R-2 D-2 from the film 'Star Wars'
Importance of Open Source and Open Format for better E-Governance
(Summary: This talk explains the importance of open source and open format. And why their use is crucial in e-governace and e-society.
It was delivered by Justice Yatindra Singh in the National Conference on 'E-Government & E-Society' on 11-12 December 2010 at Allahabad by the Computer Society of India, Allahabad Chapter.
A pdf format of this article may be downloaded from here.)

नमस्ते, and a very good afternoon to all of you.

I am proud to say that our website says,
'Allahabad High Court has taken a policy decision to work in Open Source Software and use open standards

We have chosen Linux, Firefox, Thunderbird and OpenOffice.org softwares as they are Open Source softwares. Our Website is also best viewed in Firefox.'

Ours is a success story of open source applications and my other Brother judges, who are at present concerned with Computer committee of the court will tell you about it . However the process of shifting over to open source and open format was done at the time when I was associated with the computer committee of the court and obviously I was requested to speak about their relevance in e-governance and e-society.

But what the heck, the fifth avtaar (reincarnation) of God Visnu (see Endnote-1), Vaman (see Endnote-2) doing out here. If he is to be born again then who would be the demon king Bali in the e-society, from whose clutches Vaman would free us?

And what is this robot doing out here—isn't he Artoo-Dtoo (R2-D2) from 'Star Wars'.  Oh, what a confusion? 

Don't worry, just sit, relax, and enjoy. I will connect them up.
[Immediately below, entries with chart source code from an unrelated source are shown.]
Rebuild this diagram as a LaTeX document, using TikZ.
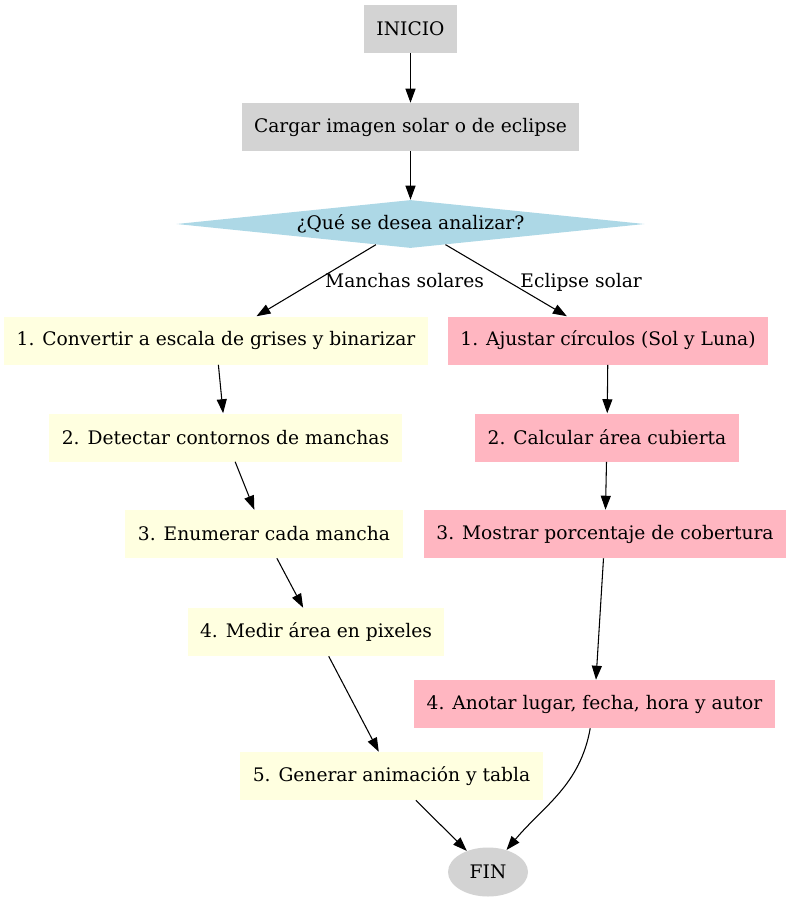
\documentclass[tikz,border=0pt]{standalone}
\usepackage{fontspec}
\setmainfont{DejaVu Serif}
\usetikzlibrary{arrows.meta,shapes.geometric}
\definecolor{startgray}{HTML}{D3D3D3}
\definecolor{askblue}{HTML}{ADD8E6}
\definecolor{spotyellow}{HTML}{FFFFE0}
\definecolor{eclpink}{HTML}{FFB6C1}
\tikzset{>={Triangle[length=10.5pt,width=7.5pt]}}
\tikzset{
  stepbox/.style={rectangle, fill=#1, minimum height=36pt, minimum width=54pt,
    inner xsep=9.4pt, inner ysep=0pt},
  askbox/.style={diamond, aspect=9.75, fill=askblue, inner sep=0pt,
    minimum width=351pt, minimum height=36pt},
  endbox/.style={ellipse, fill=startgray, inner sep=0pt,
    minimum width=60pt, minimum height=36.75pt},
  flow/.style={->, line width=0.8pt},
  branch/.style={font=\fontsize{14}{17}\selectfont, right=3pt}
}

\begin{document}
\begin{tikzpicture}[x=0.75pt,y=-0.75pt,font=\fontsize{14}{17}\selectfont]
    \useasboundingbox (0,0) rectangle (790,903);
    \node[stepbox=startgray] (ini) at (410.5,28.5) {INICIO};
    \node[stepbox=startgray] (load) at (410.5,127) {Cargar imagen solar o de eclipse};
    \node[askbox] (ask) at (410.5,224) {¿Qué se desea analizar?};
    % manchas solares
    \node[stepbox=spotyellow] (s1) at (216,340.5) {1. Convertir a escala de grises y binarizar};
    \node[stepbox=spotyellow] (s2) at (225.5,437.5) {2. Detectar contornos de manchas};
    \node[stepbox=spotyellow] (s3) at (264,534) {3. Enumerar cada mancha};
    \node[stepbox=spotyellow] (s4) at (316,632) {4. Medir área en pixeles};
    \node[stepbox=spotyellow] (s5) at (391.5,776) {5. Generar animación y tabla};
    % eclipse solar
    \node[stepbox=eclpink] (e1) at (608,340.5) {1. Ajustar círculos (Sol y Luna)};
    \node[stepbox=eclpink] (e2) at (607,437.5) {2. Calcular área cubierta};
    \node[stepbox=eclpink] (e3) at (605,534) {3. Mostrar porcentaje de cobertura};
    \node[stepbox=eclpink] (e4) at (594.5,704) {4. Anotar lugar, fecha, hora y autor};
    \node[endbox] (fin) at (488,872) {FIN};

    \draw[flow] (ini) -- (load);
    \draw[flow] (load) -- (ask);
    \draw[flow] (ask) -- node[branch] {Manchas solares} (s1);
    \draw[flow] (ask) -- node[branch, xshift=4pt, yshift=-1.5pt] {Eclipse solar} (e1);
    \draw[flow] (s1) -- (s2);
    \draw[flow] (s2) -- (s3);
    \draw[flow] (s3) -- (s4);
    \draw[flow] (s4) -- (s5);
    \draw[flow] (s5) -- (fin);
    \draw[flow] (e1) -- (e2);
    \draw[flow] (e2) -- (e3);
    \draw[flow] (e3) -- (e4);
    \draw[flow] (e4) to[out=-100,in=50] (fin);
\end{tikzpicture}
\end{document}
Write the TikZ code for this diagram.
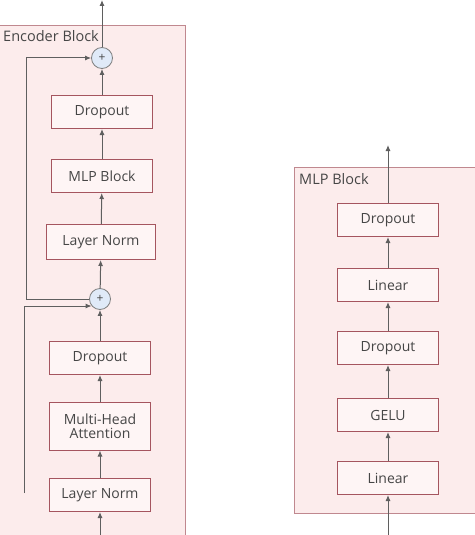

The beginning of the last century witnessed the emergence of a semi-clad Indian, referred to as 'half naked Fakir' by Winston Churchill. His philosophy was,
'Means are more important than the end: it is only with the right means that the desired end will follow.'
To the charge that 'means are after all means', he would say, ‘means are, after all, everything’. His name was Mohandas Karamchandra Gandhi – known to the World as Mahatma Gandhi, father of the Indian nation.

Gandhi's philosophy is deep rooted in law too. Lord Denning, one of the greatest judge of 20th century, in R Vs IRC Exparte Rossminster Ltd 1979 (3) All ELR 385 held,
‘But it is fundamental in our law that the means that are adopted ... should be lawful means. A good end does not justify bad means.'  (See Endnote-1 also)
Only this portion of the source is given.